Los dirigentes del PSOE se han fusionado tanto con este aparato estatal y con el imperialismo yanqui-europeo que ni siquiera se atreven a someter la monarquía a sufragio. Unidas Podemos se debate entre la fidelidad a su programa republicano y su táctica de participar en el gobierno para servir al pueblo sin el protagonismo del pueblo movilizado, a pesar de que esto es imprescindible para cambiar la correlación de fuerzas. Tal contradicción sólo permite plantear reivindicaciones secundarias como que Juan Carlos de Borbón no se sustraiga a la acción de la justicia, suprimir la irresponsabilidad penal del monarca, convocar un referéndum sobre la forma de Estado, etc.
Las organizaciones republicanas, comunistas y revolucionarias exigimos el fin del actual régimen monárquico y la proclamación de la III República. Tenemos cada vez más apoyos, pero muy insuficientes todavía. Los más “radicales” culpan a los más moderados sin que esta crítica cale en las masas y las incline a su favor.
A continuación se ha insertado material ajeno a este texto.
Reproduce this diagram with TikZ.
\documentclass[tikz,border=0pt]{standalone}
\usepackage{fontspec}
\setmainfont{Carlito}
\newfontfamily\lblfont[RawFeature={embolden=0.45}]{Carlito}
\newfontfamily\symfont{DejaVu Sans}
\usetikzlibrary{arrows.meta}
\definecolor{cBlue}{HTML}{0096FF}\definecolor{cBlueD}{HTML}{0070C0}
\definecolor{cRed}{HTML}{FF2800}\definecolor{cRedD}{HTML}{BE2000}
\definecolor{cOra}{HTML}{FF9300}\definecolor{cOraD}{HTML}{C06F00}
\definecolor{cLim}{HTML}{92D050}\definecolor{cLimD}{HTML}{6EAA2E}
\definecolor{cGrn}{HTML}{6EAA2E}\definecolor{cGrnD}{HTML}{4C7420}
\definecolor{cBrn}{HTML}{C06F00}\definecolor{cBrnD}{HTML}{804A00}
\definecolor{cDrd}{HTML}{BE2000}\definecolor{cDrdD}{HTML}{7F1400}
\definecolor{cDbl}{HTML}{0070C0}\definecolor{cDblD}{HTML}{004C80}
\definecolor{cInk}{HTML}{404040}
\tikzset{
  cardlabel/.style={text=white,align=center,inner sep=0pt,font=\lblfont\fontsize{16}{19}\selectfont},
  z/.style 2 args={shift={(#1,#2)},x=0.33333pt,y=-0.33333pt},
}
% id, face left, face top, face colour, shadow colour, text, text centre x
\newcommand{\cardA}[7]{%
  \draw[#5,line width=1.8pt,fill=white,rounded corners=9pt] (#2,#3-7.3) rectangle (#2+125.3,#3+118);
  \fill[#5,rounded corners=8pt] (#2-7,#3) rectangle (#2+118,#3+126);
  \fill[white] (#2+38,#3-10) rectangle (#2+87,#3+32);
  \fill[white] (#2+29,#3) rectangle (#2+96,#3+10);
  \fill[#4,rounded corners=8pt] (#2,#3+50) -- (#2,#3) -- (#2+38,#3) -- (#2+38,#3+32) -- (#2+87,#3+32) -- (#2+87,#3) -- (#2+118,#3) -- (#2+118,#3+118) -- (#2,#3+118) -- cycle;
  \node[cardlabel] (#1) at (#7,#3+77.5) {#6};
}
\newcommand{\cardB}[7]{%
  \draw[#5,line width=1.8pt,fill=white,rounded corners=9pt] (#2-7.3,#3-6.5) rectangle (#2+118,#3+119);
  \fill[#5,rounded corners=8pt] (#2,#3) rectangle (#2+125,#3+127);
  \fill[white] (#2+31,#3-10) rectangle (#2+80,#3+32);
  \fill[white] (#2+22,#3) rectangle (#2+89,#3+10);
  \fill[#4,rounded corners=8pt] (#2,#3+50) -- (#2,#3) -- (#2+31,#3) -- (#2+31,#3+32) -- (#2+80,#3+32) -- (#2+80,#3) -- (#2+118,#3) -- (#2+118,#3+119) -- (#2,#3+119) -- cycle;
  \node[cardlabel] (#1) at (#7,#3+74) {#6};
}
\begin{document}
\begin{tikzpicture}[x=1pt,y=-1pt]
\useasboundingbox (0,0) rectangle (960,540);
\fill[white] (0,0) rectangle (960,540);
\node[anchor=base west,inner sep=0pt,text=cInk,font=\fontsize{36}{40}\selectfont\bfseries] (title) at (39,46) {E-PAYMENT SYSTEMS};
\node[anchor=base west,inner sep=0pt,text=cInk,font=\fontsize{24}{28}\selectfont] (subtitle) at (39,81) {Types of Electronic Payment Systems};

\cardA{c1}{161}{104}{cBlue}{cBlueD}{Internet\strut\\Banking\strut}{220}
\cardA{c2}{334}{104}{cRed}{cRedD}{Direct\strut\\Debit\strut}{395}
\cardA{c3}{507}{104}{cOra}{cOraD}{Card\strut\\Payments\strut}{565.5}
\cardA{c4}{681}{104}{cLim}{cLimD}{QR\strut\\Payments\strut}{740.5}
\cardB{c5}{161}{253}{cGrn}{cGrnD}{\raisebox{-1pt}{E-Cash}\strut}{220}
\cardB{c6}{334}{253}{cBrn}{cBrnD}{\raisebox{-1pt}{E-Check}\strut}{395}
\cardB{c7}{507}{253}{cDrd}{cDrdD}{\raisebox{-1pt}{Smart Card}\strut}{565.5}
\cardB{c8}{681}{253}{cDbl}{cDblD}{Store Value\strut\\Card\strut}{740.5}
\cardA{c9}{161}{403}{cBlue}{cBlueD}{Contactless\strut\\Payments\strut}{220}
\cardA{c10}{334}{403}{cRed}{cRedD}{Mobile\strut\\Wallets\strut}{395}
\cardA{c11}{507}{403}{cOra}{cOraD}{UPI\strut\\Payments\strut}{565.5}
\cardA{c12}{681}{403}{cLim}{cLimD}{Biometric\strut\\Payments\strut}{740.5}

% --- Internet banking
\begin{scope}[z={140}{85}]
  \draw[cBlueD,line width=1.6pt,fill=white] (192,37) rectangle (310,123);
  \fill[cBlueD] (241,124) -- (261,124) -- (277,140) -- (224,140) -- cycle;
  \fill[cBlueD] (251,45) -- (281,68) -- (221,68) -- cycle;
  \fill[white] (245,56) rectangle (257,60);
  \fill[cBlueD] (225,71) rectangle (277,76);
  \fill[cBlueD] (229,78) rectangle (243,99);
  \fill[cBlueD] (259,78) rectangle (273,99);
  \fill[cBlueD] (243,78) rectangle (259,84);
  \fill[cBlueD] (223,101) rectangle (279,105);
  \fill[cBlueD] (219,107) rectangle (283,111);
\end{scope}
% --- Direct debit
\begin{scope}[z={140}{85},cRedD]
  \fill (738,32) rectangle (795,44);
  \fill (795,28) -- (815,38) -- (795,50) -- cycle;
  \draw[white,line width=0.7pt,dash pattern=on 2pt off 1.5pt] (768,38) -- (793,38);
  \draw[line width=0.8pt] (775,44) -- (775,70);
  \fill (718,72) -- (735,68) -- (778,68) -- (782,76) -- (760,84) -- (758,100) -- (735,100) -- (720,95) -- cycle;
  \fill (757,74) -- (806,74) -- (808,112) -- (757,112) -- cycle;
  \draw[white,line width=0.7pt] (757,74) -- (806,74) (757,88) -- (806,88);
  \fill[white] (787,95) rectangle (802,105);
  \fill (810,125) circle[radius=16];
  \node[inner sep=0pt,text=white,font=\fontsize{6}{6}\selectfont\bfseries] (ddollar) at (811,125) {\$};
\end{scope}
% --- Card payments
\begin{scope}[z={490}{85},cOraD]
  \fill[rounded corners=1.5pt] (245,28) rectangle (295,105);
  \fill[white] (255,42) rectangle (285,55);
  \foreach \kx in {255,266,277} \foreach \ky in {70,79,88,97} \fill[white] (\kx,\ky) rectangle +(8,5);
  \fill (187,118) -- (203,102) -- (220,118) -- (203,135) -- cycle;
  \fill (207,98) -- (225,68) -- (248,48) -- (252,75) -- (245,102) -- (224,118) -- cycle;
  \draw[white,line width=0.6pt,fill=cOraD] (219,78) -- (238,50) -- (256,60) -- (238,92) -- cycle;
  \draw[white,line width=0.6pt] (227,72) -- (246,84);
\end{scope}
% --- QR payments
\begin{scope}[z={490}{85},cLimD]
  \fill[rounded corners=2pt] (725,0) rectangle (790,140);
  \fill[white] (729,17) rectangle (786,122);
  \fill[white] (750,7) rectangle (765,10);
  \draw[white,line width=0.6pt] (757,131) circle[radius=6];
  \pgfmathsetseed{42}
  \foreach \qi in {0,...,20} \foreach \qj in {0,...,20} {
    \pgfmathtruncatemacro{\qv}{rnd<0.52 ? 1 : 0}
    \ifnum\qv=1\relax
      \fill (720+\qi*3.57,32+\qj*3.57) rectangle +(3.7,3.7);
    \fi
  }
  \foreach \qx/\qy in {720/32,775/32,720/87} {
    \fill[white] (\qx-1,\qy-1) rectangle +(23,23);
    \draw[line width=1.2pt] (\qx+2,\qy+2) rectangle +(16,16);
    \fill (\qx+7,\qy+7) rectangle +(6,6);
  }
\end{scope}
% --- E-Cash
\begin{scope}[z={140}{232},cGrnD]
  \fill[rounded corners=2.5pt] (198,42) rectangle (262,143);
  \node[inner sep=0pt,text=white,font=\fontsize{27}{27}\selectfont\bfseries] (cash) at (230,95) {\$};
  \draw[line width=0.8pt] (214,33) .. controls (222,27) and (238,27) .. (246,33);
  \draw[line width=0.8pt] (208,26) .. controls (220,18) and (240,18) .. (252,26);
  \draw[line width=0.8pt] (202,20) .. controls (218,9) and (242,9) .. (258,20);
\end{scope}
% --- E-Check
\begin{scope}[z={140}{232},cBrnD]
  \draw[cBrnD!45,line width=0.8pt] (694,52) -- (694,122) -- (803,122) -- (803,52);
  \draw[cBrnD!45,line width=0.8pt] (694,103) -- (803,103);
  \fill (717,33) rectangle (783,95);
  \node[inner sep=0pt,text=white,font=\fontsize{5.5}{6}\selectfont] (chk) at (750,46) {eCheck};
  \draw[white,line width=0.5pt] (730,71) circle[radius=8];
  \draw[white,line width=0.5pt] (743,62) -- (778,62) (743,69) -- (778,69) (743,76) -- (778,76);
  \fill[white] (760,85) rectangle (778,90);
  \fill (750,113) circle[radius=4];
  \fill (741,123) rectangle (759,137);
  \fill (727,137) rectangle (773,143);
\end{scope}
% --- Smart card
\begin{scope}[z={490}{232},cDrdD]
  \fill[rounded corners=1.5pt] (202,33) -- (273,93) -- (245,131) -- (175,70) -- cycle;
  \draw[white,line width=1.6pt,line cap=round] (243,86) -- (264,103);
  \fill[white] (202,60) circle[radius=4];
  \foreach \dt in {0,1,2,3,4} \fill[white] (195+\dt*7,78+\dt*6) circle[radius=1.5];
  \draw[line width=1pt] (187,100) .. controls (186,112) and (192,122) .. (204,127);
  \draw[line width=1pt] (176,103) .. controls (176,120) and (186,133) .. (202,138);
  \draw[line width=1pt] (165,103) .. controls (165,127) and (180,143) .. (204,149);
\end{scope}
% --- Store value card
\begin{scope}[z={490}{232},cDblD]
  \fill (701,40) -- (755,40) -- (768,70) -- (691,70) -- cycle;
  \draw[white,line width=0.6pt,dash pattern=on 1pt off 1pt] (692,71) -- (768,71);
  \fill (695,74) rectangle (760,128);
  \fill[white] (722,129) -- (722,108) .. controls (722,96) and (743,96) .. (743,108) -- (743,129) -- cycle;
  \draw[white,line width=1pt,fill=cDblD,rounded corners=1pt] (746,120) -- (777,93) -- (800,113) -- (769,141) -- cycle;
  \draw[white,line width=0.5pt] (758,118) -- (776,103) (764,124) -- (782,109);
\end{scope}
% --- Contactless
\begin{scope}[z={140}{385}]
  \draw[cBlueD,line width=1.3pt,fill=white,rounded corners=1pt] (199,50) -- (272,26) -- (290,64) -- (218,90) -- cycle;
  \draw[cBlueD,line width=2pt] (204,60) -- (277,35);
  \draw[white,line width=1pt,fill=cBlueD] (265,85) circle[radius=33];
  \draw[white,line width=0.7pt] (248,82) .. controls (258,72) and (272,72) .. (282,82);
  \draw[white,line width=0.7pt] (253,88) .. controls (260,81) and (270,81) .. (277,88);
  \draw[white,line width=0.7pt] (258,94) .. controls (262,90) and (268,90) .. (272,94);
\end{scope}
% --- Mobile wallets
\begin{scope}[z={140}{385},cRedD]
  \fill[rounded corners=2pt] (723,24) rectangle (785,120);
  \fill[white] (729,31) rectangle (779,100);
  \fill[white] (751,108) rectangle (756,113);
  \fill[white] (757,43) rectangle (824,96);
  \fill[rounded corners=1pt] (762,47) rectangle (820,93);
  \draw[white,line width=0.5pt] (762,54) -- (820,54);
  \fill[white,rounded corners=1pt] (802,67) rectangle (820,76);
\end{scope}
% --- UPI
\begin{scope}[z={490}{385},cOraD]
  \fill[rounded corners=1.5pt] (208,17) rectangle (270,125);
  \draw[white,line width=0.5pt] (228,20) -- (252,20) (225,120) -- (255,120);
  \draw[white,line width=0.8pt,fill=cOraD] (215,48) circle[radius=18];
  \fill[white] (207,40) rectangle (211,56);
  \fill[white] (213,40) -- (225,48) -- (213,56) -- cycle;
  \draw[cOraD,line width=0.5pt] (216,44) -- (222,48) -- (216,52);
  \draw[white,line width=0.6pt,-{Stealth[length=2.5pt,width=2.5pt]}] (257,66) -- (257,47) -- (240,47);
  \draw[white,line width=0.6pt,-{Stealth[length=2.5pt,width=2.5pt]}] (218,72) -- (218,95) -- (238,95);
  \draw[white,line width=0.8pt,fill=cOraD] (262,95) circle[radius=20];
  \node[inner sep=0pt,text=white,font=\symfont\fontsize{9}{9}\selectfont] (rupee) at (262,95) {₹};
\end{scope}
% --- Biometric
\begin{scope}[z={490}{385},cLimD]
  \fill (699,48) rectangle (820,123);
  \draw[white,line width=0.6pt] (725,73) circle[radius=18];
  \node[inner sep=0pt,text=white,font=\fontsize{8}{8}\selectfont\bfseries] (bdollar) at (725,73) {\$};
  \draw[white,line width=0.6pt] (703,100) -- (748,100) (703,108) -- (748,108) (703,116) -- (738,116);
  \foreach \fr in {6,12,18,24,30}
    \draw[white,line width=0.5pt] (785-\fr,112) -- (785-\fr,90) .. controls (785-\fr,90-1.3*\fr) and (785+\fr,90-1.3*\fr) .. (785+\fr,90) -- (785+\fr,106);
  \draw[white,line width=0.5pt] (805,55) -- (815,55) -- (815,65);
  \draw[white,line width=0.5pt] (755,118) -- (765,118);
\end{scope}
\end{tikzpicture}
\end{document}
Si bien la crítica y la lucha entre las clases y partidos populares es imprescindible para encontrar el mejor camino hacia los objetivos comunes, la causa republicana sólo podrá vencer a sus poderosos enemigos si unifica a sus partidarios y logra una amplia unidad del pueblo.
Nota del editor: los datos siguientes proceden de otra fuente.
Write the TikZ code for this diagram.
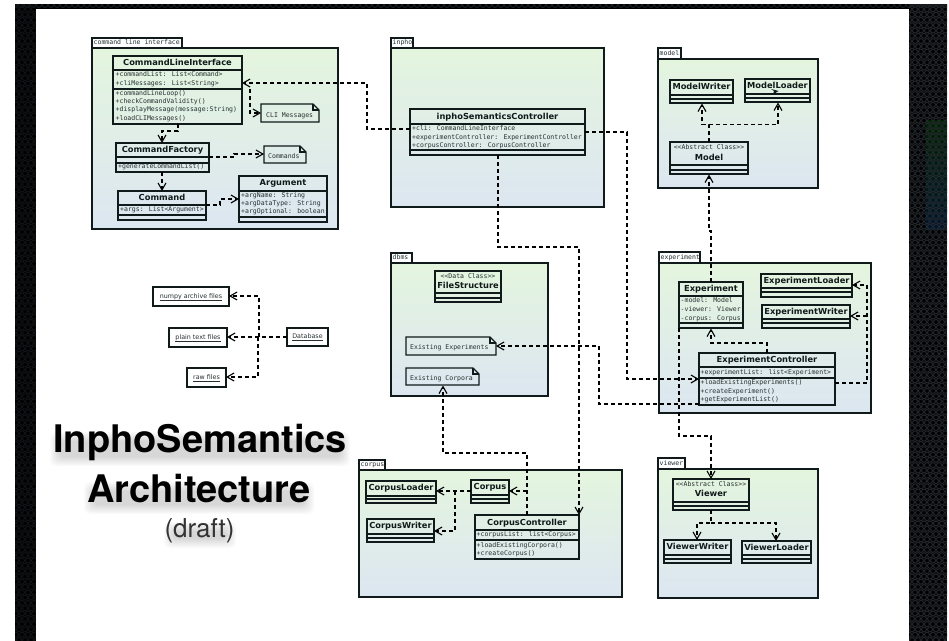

Antaño, la burguesía era la clase social capaz de unir a las masas contra la aristocracia y por la república. En 1931, todavía tenía un papel parcialmente progresivo y, a su fuerza, se sumaba la de un movimiento obrero cuya conciencia revolucionaria era alimentada por los éxitos del socialismo en la Unión Soviética. Pero, hoy en día, los capitalistas se han convertido en el principal freno contra el progreso. Se han hecho tan grandes que escapan a todo control y lo controlan todo. Se han vuelto monopolistas conservadores, temerosos de que el pueblo trabajador se rebele. Por eso se refugian en las instituciones reaccionarias del feudalismo a las que habían combatido en el pasado, entre ellas la monarquía. Ésta actúa como exponente institucional y como «unificador» del régimen en torno a los intereses de la oligarquía financiera, e incluso como mediador con otros países en defensa de esos intereses: por llevar unos empresarios españoles a construir el tren de la Meca-Medina (y otros negocios), Juan Carlos cobraba comisiones millonarias, no del rey de Arabia, sino de su propia oligarquía como parte de la ganancia que se embolsaban los grandes empresarios españoles. Sólo prescindirían de la monarquía si el rechazo popular a ésta hiciera peligrar su dominación.
Frente a esta oligarquía, las capas sociales intermedias están perdiendo sus ventajas y, a falta de poder tomar partido por una clase obrera consciente, organizada y combativa, se ven tentadas por la ilusoria vuelta a un pasado idealizado que les prometen los fascistas como Vox, que son promocionados por los mismos capitalistas.
En definitiva, ninguna crisis política de los de arriba y de su régimen monárquico los hará caer si los marxistas-leninistas no nos unimos para reconstituir el Partido Comunista, empezando por difundir y defender nuevamente el socialismo entre las masas obreras. El gigantesco aparato mediático de la burguesía provoca entre éstas una confusión y una desmoralización que sólo podemos superar con una propaganda comunista cada vez más certera y unitaria. El triunfo de la República Democrática y del Socialismo está en nuestras manos.